— Exercise brief —
Gather all lines from the material that contain "this".

— Provided entries —
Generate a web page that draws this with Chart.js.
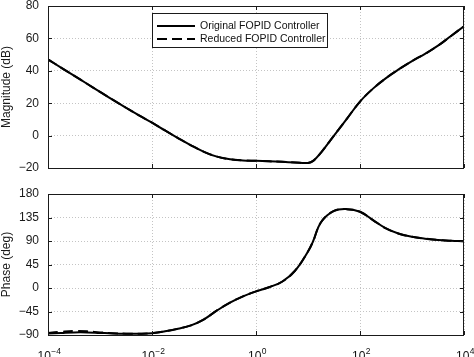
...
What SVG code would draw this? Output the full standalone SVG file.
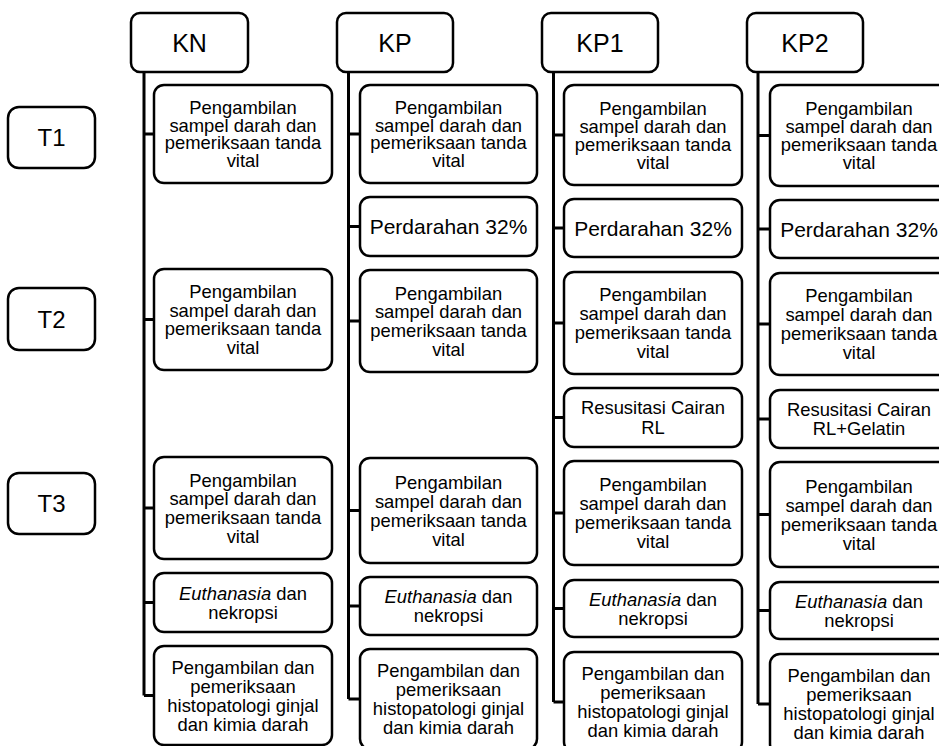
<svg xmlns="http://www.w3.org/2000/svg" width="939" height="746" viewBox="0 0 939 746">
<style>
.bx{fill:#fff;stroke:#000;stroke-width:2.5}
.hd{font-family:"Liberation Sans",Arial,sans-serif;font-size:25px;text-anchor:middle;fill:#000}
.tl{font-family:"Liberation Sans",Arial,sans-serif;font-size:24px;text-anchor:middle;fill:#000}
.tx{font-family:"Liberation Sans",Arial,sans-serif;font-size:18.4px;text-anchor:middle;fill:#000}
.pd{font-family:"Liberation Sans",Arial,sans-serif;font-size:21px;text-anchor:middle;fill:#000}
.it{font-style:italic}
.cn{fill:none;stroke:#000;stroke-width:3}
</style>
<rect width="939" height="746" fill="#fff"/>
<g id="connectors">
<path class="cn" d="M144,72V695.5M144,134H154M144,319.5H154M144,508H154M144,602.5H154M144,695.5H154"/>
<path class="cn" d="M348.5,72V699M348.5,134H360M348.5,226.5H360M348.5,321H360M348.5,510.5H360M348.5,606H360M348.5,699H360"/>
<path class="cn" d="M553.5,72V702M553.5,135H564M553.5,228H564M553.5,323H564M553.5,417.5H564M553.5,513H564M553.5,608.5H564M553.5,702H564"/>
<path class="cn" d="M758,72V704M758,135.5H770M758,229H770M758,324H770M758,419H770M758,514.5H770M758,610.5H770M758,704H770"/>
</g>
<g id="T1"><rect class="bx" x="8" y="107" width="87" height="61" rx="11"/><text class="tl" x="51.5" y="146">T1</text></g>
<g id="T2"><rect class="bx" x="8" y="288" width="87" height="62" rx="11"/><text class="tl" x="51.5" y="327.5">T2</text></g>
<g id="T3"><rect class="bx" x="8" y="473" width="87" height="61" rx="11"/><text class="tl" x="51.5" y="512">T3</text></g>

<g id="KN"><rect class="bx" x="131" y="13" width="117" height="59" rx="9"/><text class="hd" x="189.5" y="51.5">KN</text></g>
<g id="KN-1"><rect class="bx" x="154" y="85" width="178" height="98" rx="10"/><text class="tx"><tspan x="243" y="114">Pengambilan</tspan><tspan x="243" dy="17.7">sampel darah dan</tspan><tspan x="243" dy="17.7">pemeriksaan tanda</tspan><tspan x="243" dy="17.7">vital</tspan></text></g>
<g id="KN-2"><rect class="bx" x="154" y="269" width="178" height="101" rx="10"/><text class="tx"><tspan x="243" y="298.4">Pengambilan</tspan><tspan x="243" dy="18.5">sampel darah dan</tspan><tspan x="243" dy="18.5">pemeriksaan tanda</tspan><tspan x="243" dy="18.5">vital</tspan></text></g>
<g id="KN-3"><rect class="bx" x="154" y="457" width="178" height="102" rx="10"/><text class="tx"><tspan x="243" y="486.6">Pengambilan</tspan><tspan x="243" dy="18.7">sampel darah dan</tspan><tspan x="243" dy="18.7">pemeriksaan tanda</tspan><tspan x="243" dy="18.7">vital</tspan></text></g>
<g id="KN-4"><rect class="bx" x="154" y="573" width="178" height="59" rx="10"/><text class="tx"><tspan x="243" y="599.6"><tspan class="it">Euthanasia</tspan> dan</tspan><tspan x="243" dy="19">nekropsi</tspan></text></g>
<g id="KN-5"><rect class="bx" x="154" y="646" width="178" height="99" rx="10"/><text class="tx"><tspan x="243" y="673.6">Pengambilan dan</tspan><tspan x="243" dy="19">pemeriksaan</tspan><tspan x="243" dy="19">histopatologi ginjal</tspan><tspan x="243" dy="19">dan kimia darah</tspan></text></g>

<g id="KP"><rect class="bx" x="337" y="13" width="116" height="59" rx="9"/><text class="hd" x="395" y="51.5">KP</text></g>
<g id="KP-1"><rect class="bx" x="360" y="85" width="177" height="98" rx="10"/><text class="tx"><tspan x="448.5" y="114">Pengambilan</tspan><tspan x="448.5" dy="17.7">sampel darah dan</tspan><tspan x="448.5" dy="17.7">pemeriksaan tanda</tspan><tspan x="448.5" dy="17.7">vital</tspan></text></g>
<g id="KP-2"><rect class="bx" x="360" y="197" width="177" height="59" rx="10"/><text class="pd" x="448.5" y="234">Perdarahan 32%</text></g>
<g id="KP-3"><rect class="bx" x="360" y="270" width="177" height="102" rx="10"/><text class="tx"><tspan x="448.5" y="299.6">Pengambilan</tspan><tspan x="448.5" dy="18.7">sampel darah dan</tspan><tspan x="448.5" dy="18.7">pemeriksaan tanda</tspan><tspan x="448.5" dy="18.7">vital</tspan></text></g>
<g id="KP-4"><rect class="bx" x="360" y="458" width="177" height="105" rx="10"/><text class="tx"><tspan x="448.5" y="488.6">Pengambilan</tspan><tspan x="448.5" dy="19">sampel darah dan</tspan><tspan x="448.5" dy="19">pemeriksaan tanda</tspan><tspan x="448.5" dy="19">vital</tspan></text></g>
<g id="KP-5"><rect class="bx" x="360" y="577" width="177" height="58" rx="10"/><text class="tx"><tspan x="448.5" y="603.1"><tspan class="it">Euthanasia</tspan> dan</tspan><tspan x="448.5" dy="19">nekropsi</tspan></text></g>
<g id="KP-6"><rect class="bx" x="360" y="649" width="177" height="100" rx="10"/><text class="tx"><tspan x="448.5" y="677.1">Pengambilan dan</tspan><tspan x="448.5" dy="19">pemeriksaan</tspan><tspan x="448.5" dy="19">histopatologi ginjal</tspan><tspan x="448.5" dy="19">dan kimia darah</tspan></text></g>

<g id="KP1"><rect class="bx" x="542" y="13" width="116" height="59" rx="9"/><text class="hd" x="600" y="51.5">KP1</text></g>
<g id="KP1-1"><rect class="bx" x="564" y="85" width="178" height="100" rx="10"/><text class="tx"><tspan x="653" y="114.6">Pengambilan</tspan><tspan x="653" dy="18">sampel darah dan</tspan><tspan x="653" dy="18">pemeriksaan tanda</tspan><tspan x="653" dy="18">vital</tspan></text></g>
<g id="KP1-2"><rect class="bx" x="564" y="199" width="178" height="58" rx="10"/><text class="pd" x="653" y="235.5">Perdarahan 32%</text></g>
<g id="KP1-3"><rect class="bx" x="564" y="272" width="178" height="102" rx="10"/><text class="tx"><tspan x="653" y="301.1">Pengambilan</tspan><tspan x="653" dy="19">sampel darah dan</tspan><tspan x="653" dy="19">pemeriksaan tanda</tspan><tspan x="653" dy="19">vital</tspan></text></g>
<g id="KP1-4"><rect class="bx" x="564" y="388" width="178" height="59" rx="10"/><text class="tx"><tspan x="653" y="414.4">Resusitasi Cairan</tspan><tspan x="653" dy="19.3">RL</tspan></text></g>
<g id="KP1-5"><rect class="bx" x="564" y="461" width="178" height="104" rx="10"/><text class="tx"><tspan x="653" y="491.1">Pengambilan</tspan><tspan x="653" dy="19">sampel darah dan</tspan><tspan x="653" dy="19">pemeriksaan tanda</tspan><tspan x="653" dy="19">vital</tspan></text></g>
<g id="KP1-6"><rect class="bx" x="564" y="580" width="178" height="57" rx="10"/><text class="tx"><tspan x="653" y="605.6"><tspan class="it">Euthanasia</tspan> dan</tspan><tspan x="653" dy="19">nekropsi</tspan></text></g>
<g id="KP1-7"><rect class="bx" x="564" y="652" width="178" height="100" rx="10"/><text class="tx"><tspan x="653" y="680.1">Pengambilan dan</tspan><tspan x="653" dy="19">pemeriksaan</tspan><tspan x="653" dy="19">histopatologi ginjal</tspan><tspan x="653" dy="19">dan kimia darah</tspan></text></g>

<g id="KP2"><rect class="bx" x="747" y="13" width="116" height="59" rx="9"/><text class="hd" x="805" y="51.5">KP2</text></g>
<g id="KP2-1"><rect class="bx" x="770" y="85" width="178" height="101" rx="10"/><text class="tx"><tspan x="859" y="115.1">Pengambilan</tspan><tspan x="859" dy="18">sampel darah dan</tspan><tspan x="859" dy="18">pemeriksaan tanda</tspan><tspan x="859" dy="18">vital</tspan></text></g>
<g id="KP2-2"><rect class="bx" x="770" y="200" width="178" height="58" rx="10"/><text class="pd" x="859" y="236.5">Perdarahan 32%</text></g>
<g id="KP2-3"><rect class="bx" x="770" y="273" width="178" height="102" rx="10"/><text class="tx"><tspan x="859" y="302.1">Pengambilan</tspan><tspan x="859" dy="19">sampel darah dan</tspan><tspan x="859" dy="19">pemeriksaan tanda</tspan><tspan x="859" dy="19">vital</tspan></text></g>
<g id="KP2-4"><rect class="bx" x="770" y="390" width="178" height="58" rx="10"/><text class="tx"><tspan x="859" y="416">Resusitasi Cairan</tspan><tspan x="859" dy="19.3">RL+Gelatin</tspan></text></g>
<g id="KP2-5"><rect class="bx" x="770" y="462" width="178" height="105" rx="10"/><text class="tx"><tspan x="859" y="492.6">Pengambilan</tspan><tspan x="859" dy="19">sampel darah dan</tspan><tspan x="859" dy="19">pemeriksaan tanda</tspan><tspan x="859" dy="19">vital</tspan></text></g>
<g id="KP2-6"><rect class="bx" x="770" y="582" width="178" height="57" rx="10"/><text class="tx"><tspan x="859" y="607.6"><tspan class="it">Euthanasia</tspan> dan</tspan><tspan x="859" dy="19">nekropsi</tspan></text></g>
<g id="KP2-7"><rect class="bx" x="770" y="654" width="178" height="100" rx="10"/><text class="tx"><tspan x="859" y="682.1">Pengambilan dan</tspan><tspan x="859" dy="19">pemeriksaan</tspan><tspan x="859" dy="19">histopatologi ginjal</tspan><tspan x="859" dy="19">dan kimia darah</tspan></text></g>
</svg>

— The response —
Generate a web page that draws this with Chart.js.
What SVG code would draw this? Output the full standalone SVG file.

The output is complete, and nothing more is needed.